In my academic career in the UK, over the past six years, as a woman of colour, teaching, learning, and researching in predominantly white institutions, I have felt a strong desire and commitment to participate in the creation of radical and liberating spaces. Recognizing that the classroom ‘remains the most radical space of possibility in the academy’ (hooks, 1994, p. 13), I aimed to follow an approach that is actively intertwined with two powerful traditions of critical pedagogy: decolonization and feminisms. These pedagogies promote the commitment to enhancing inclusive education, encourage teaching practices that share power with students, and democratize the teaching setting by adopting styles that are non-authoritative. It is through the notion of positionality that both approaches encounter each other to explore ways of teaching that are not centred in enabling the recognition of difference as a ground for knowledge. I am a student of this scholarship on teaching and learning which I draw on to inform my instructional practices, course design, and engagement with students in and out of the classroom.

Teaching Experience

From fall 2010 to spring 2011, I worked as a teaching assistant in sociology at the Arab Academy for Science and Technology in Egypt. The modules covered various topics associated with introductory sociology, social psychology, political sociology, and gender studies. Primarily focused on the Middle East and North Africa, the courses were designed for advanced undergraduate students in social sciences but also included students from other majors like Economics, Law and Political Science. 
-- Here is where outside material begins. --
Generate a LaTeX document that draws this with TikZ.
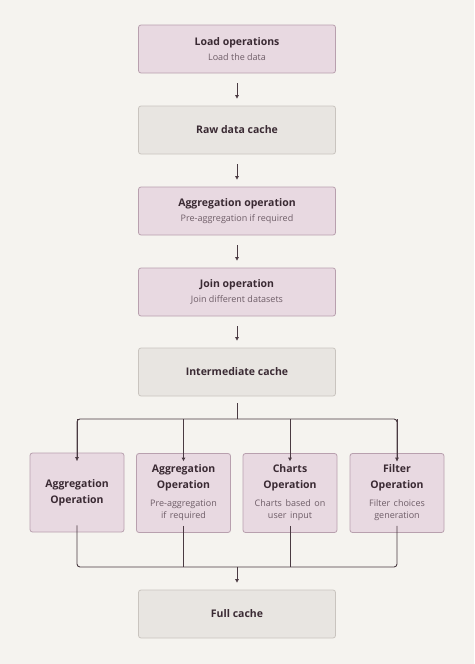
\documentclass[tikz,border=0pt]{standalone}
\usepackage{fontspec}
\setmainfont{Open Sans}
\usetikzlibrary{arrows.meta}
\definecolor{bg}{HTML}{F5F3EF}
\definecolor{pinkfill}{HTML}{E8D9E1}
\definecolor{pinkdraw}{HTML}{B8A0AE}
\definecolor{grayfill}{HTML}{E8E5E1}
\definecolor{graydraw}{HTML}{C9C4BF}
\definecolor{titlecol}{HTML}{3A2A33}
\definecolor{subcol}{HTML}{6E5D67}
\definecolor{linecol}{HTML}{4A3A42}
\tikzset{
  x=1pt, y=-1pt,
  boxbase/.style={rounded corners=2.5pt, line width=0.8pt, align=center, inner sep=0pt, font=\fontsize{10.5}{16}\selectfont},
  opbox/.style={boxbase, draw=pinkdraw, fill=pinkfill},
  cachebox/.style={boxbase, draw=graydraw, fill=grayfill},
  wide/.style={minimum width=197pt, minimum height=48pt},
  narrow/.style={minimum width=94pt, minimum height=79pt, text width=90pt},
  conn/.style={draw=linecol, line width=0.9pt},
  arr/.style={conn, -{Triangle[length=3.5pt,width=3.5pt]}},
}
\newcommand{\ttl}[1]{{\fontsize{10.5}{16}\selectfont\bfseries\color{titlecol}#1}}
\newcommand{\sbt}[1]{{\fontsize{9}{12}\selectfont\color{subcol}#1}}
\begin{document}
\begin{tikzpicture}
\fill[bg] (0,0) rectangle (474,664);
\useasboundingbox (0,0) rectangle (474,664);
\node[opbox,wide] (load) at (237,49) {\ttl{Load operations}\\[-1pt]\sbt{Load the data}};
\node[cachebox,wide] (raw) at (237,130) {\ttl{Raw data cache}};
\node[opbox,wide] (agg) at (237,211) {\ttl{Aggregation operation}\\[-1pt]\sbt{Pre-aggregation if required}};
\node[opbox,wide] (join) at (237,292) {\ttl{Join operation}\\[-1pt]\sbt{Join different datasets}};
\node[cachebox,wide] (inter) at (237,372) {\ttl{Intermediate cache}};
\node[opbox,narrow] (b1) at (77,492.5) {\ttl{Aggregation}\\\ttl{Operation}};
\node[opbox,narrow] (b2) at (183.5,493) {\ttl{Aggregation}\\\ttl{Operation}\\[1.5pt]\sbt{Pre-aggregation}\\[-3.5pt]\sbt{if required}};
\node[opbox,narrow] (b3) at (290,493) {\ttl{Charts}\\\ttl{Operation}\\[1.5pt]\sbt{Charts based on}\\[-3.5pt]\sbt{user input}};
\node[opbox,narrow] (b4) at (397,493) {\ttl{Filter}\\\ttl{Operation}\\[1.5pt]\sbt{Filter choices}\\[-3.5pt]\sbt{generation}};
\node[cachebox,wide] (full) at (237,614) {\ttl{Full cache}};

\draw[arr] ([yshift=-10pt]load.south) -- ([yshift=7pt]raw.north);
\draw[arr] ([yshift=-10pt]raw.south) -- ([yshift=7pt]agg.north);
\draw[arr] ([yshift=-10pt]agg.south) -- ([yshift=7pt]join.north);
\draw[arr] ([yshift=-10pt]join.south) -- ([yshift=7pt]inter.north);

\coordinate (split) at (237,419);
\draw[conn] ([yshift=-7pt]inter.south) -- (split);
\draw[conn,rounded corners=3pt] ([yshift=-8pt]b1.north) |- (split);
\draw[conn,rounded corners=3pt] ([yshift=-8pt]b4.north) |- (split);
\draw[arr] (b1.north |- split) -- ([yshift=-8pt]b1.north);
\draw[arr] (b2.north |- split) -- ([yshift=-8pt]b2.north);
\draw[arr] (b3.north |- split) -- ([yshift=-8pt]b3.north);
\draw[arr] (b4.north |- split) -- ([yshift=-8pt]b4.north);

\coordinate (merge) at (237,567);
\draw[conn,rounded corners=3pt] ([yshift=7pt]b1.south) |- (merge);
\draw[conn,rounded corners=3pt] ([yshift=7pt]b4.south) |- (merge);
\draw[conn] ([yshift=7pt]b2.south) -- (b2.south |- merge);
\draw[conn] ([yshift=7pt]b3.south) -- (b3.south |- merge);
\draw[arr] (merge) -- ([yshift=7pt]full.north);
\end{tikzpicture}
\end{document}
From fall 2016 until summer 2019, I worked as an associate lecturer at the School of Social Policy, Sociology and Social Research at the University of Kent, while working on my doctoral research. I taught on Sociology of Everyday Life, Crime and Society, Crime and Media, and Criminal Justice System in Britain. 


From fall 2019 until the present, I worked as a Lecturer in Criminology (entitled to progression to Senior Lecturer soon). I have prepared, taught and designed assessments on several courses:

 

  • 1st year BA Criminology:

Explaining Criminal Behaviour: Feminist, Critical, Subcultural, Postmodern and Post Structural Criminology.

  • 2nd year BA Criminology:

Diversity in Crimes & Prejudice: Racist Hate Crime, Islamophobic Hate Crime, Misogyny as Hate Crime, Rise of the Alt-right.

Criminology in the Real World: Service-learning centred module where students work on a project alongside an organization, in my group it was Nottingham Women’s Centre and BRAVE Nottingham.

  • 3rd year BA Criminology:

Contemporary Criminological Theory & Research: Research Methods, Ethics & Values of Research, Critical Criminology, Feminist Criminology & Southern Criminology.
Research Project: This is the undergraduate dissertation module which I lead and teach topics around the Research Process, Research Methods, Ethics, Data Analysis and Writing up a Dissertation.

  • MA Criminology:

Application to Criminological Theory and Research Methods: Creative Research Methods, Critical Criminology, Feminist Criminology, Southern & Postcolonial Criminology.